Assessment of SWOT water surface elevations for flood monitoring of a narrow river (< 50 m width)

Abstract. Floods are among the most frequent and damaging natural hazards worldwide, and reliable observations of water surface elevation (WSE) are essential for improving flood modelling and risk management. The Surface Water and Ocean Topography (SWOT) satellite, launched in 2022, offers new opportunities to monitor river hydrodynamics from space, but its performance in relatively narrow rivers (< 50 m width) remains poorly documented. This study evaluates the potential of SWOT WSEs for flood monitoring by comparing them with in situ observations as well as simulations from an existing large-scale hydraulic model (LISFLOOD-FP) on the Du Gouffre River (width ≈ 40 m), located in Quebec, Canada.

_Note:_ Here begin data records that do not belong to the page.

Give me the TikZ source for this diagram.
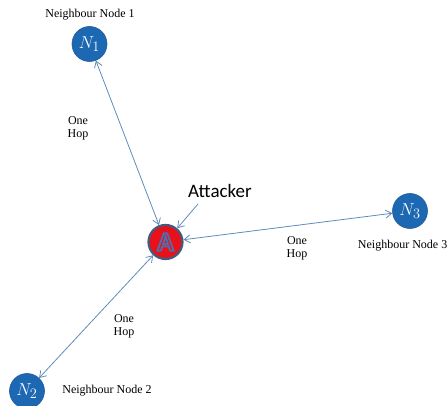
\documentclass[tikz,border=0pt]{standalone}
\usepackage{fontspec}
\setmainfont{Liberation Serif}
\newfontfamily\calib{Carlito}
\usetikzlibrary{arrows.meta}
\definecolor{nblue}{RGB}{28,104,178}
\definecolor{nborder}{RGB}{40,90,150}
\definecolor{lblue}{RGB}{96,140,186}
\definecolor{ared}{RGB}{232,16,26}
\definecolor{aborder}{RGB}{70,90,125}
\newcommand{\outlinedA}{{\color{ared}\special{pdf:code q 2 Tr 1.8 w 0.31 0.43 0.67 RG}A\special{pdf:code Q}}}
\tikzset{
  nnode/.style={circle,fill=nblue,draw=nborder,line width=0.6pt,minimum size=35pt,inner sep=0pt,text=white,font=\fontsize{19}{19}\selectfont},
  anode/.style={circle,fill=ared,draw=aborder,line width=2.2pt,minimum size=34pt,inner sep=0pt,font=\calib\bfseries\fontsize{27}{27}\selectfont},
  lbl/.style={font=\fontsize{12}{13}\selectfont,align=center,inner sep=0pt},
  link/.style={draw=lblue,line width=0.8pt,{Straight Barb[length=6pt,width=8pt,line width=0.8pt]}-{Straight Barb[length=6pt,width=8pt,line width=0.8pt]}},
  onelink/.style={draw=lblue,line width=0.8pt,-{Straight Barb[length=6pt,width=8pt,line width=0.8pt]}}
}
\begin{document}
\begin{tikzpicture}[x=1pt,y=-1pt]
\useasboundingbox (0,0) rectangle (448,406);
\clip (0,0) rectangle (448,406);
\node[nnode] (n1) at (89.5,44) {$N_1$};
\node[anode] (a) at (165.5,242) {\outlinedA};
\node[nnode] (n3) at (410,211) {$N_3$};
\node[nnode] (n2) at (27,391) {$N_2$};
\node[lbl] (t1) at (90,15) {Neighbour Node 1};
\node[lbl] (t2) at (107,391) {Neighbour Node 2};
\node[lbl,anchor=east] (t3) at (447.5,246) {Neighbour Node 3};
\node[font=\calib\fontsize{19}{19}\selectfont,inner sep=0pt] (att) at (220,191) {Attacker};
\node[lbl] (h1) at (78,128) {One\\Hop};
\node[lbl] (h3) at (297,248) {One\\Hop};
\node[lbl] (h2) at (124,326) {One\\Hop};
\coordinate (as) at (198,204);
\draw[link] (n1) -- (a);
\draw[link] (a) -- (n3);
\draw[link] (a) -- (n2);
\draw[onelink] (as) -- (a);
\end{tikzpicture}
\end{document}
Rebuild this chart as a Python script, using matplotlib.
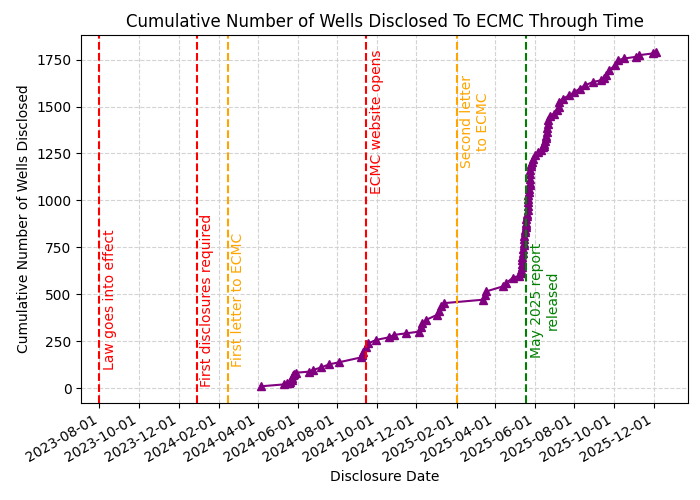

The L2_HR_RiverSP (RiverSP) SWOT product Version D, derived from a priori database (SWORD), was first compared with one-minute WSE measurements from a tidal gauge located downstream the Du Gouffre River in the St. Lawrence River. This comparison confirmed the overall quality of the SWOT data in this area, with a root mean square error (RMSE) of 0.24 m. Then, a major flood event (with a return period of about 60 years) which occurred on May 1, 2023, during the SWOT’s calibration orbit, was used to conduct a daily analysis of the entire flood event. Eleven observation cycles, covering the period from April 25 to May 7, 2023, were analysed. Limited ground-based observations were available along the studied reach during the flood, highlighting the value of SWOT data. The 1D/2D hydraulic model LISFLOOD-FP was run for the discharges corresponding to eleven SWOT cycles. Overall, there was good agreement with SWOT WSEs, with biases ranging from -0.30 to 0.44 m and RMSEs between 0.14 and 0.54 m. For the peak-flood cycle (May 1), upstream discharges were initially underestimated, and an adjusted LISFLOOD-FP simulation constrained by SWOT observations resulted in a bias of -0.30 m and an RMSE of 0.54 m. This study confirms that SWOT WSEs can provide relevant hydraulic information during flood events in a river below the mission’s detection limit, thereby opening the way for a broader use in flood monitoring and modelling.